Public Policy Considerations
Public policy also played a vital role in the court's reasoning, as there exists a strong interest in promoting the finality of bankruptcy judgments. The court stated that allowing appeals to succeed after a plan has been implemented could create uncertainty in the bankruptcy process, leading to reluctance among stakeholders to engage in future reorganizations. The principle of facilitating successful reorganizations is essential to maximizing the value of debtors' estates and ensuring that the interests of all parties are adequately represented and protected. The court underscored that the importance of finality in bankruptcy proceedings helps to maintain the integrity of the reorganization process, which is particularly important in complex cases like this one. Given the number of parties involved and the intricate nature of the agreements, the court concluded that public policy strongly favored leaving the confirmed plan undisturbed. The court's decision reflected its commitment to upholding the stability and predictability of the bankruptcy process, which benefits all parties involved in such cases.

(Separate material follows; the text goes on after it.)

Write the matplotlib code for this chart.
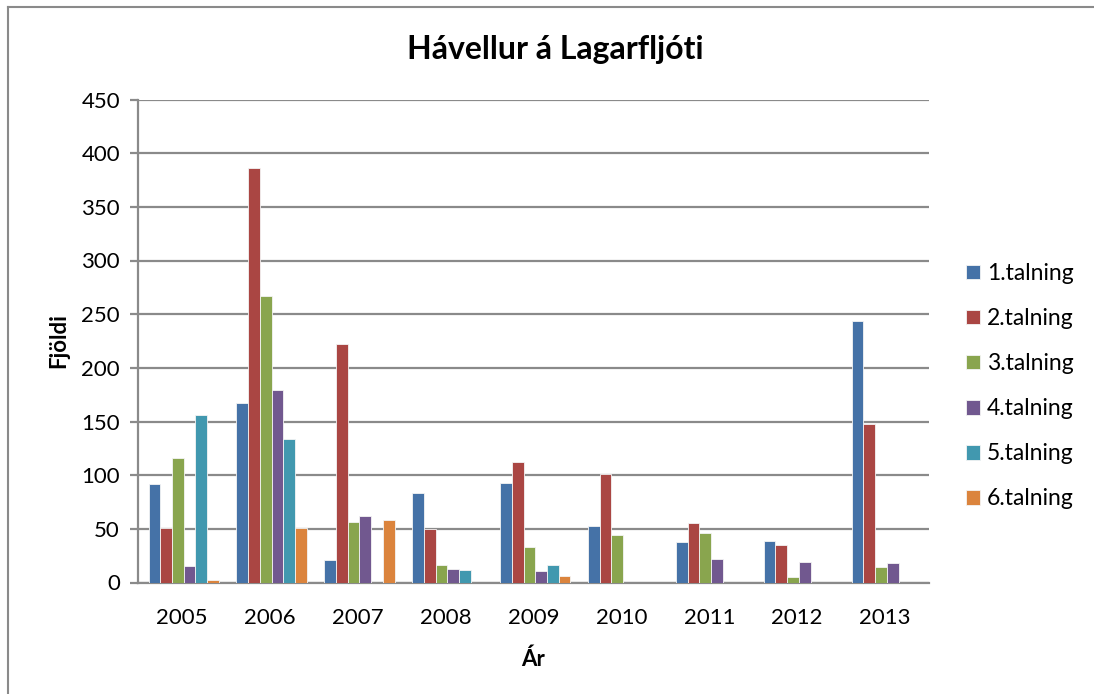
import matplotlib
matplotlib.use("Agg")
import matplotlib.pyplot as plt
import numpy as np
from matplotlib.lines import Line2D

plt.rcParams['font.family'] = ['Lato', 'DejaVu Sans']

years = ['2005', '2006', '2007', '2008', '2009', '2010', '2011', '2012', '2013']
series_names = ['1.talning', '2.talning', '3.talning', '4.talning', '5.talning', '6.talning']
talning1 = [92, 167, 21, 83, 93, 53, 38, 39, 244]
talning2 = [51, 386, 222, 50, 112, 101, 55, 35, 148]
talning3 = [116, 267, 56, 16, 33, 44, 46, 5, 14]
talning4 = [15, 179, 62, 13, 11, 0, 22, 19, 18]
talning5 = [156, 134, 0, 12, 16, 0, 0, 0, 0]
talning6 = [2, 51, 58, 0, 6, 0, 0, 0, 0]
series = [talning1, talning2, talning3, talning4, talning5, talning6]
colors = ['#4572A7', '#AA4643', '#89A54E', '#71588F', '#4198AF', '#DB843D']

W, H = 1094, 694
fig = plt.figure(figsize=(W / 100, H / 100), dpi=100)
bx, by = 8 / W, 1 - 6.5 / H
fig.add_artist(Line2D([bx, bx], [0, by], transform=fig.transFigure, color='#8a8a8a', linewidth=1.5))
fig.add_artist(Line2D([bx, 1], [by, by], transform=fig.transFigure, color='#8a8a8a', linewidth=1.5))

left, right, top, bottom = 138, 929, 99.5, 582.5
ax = fig.add_axes([left / W, 1 - bottom / H, (right - left) / W, (bottom - top) / H])

x = np.arange(len(years))
bw = 0.8 / 6
for i, (vals, c, name) in enumerate(zip(series, colors, series_names)):
    ax.bar(x - 0.4 + bw * (i + 0.5) + 0.02, vals, width=bw, color=c, label=name,
           edgecolor='#f4f4f4', linewidth=0.6, zorder=3)

ax.set_xlim(-0.5, len(years) - 0.5)
ax.set_ylim(0, 450)
ax.set_yticks(np.arange(0, 451, 50))
ax.set_xticks(x)
ax.set_xticklabels(years)
ax.yaxis.grid(True, color='#8a8a8a', linewidth=1.6, zorder=0)
ax.set_axisbelow(True)
for s in ['top', 'right']:
    ax.spines[s].set_visible(False)
for s in ['left', 'bottom']:
    ax.spines[s].set_color('#8a8a8a')
    ax.spines[s].set_linewidth(1.6)
ax.tick_params(axis='y', length=6, width=1.6, color='#8a8a8a', labelsize=16, pad=7)
ax.tick_params(axis='x', length=0, labelsize=16, pad=18)

fig.text(555 / W, 1 - 50 / H, 'Hávellur á Lagarfljóti', fontsize=23, fontweight='bold',
         ha='center', va='center')
ax.set_xlabel('Ár', fontsize=16, fontweight='bold', labelpad=15)
ax.set_ylabel('Fjöldi', fontsize=16, fontweight='bold', labelpad=9)

leg = fig.legend(loc='upper left', bbox_to_anchor=(957 / W, 1 - 254 / H), frameon=False,
                 fontsize=16.5, handlelength=0.6, handleheight=0.6, handletextpad=0.3,
                 labelspacing=1.05, borderaxespad=0)

fig.savefig('out.png', dpi=100, facecolor='white')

Court's Conclusion on Tuttle's Appeal
Ultimately, the court found that the factors considered supported the dismissal of Tuttle’s appeal on the grounds of equitable mootness. The court reasoned that because the plan had been substantially consummated, and because the potential reversal of the confirmation order would disrupt the reliance of various stakeholders, the appeal lacked merit. Tuttle's arguments regarding the increased value of the reorganized debtors' assets were deemed insufficient to overcome the presumption against the appeal, as such challenges were likely to disturb the delicate balance achieved through the reorganization. The court concluded that the bankruptcy court did not abuse its discretion in denying Tuttle’s motions for reconsideration and other related requests, as those decisions were consistent with the principles of equitable mootness. In light of the complexities involved and the reliance interests at stake, the court dismissed Tuttle's appeal, affirming the finality of the bankruptcy court's orders.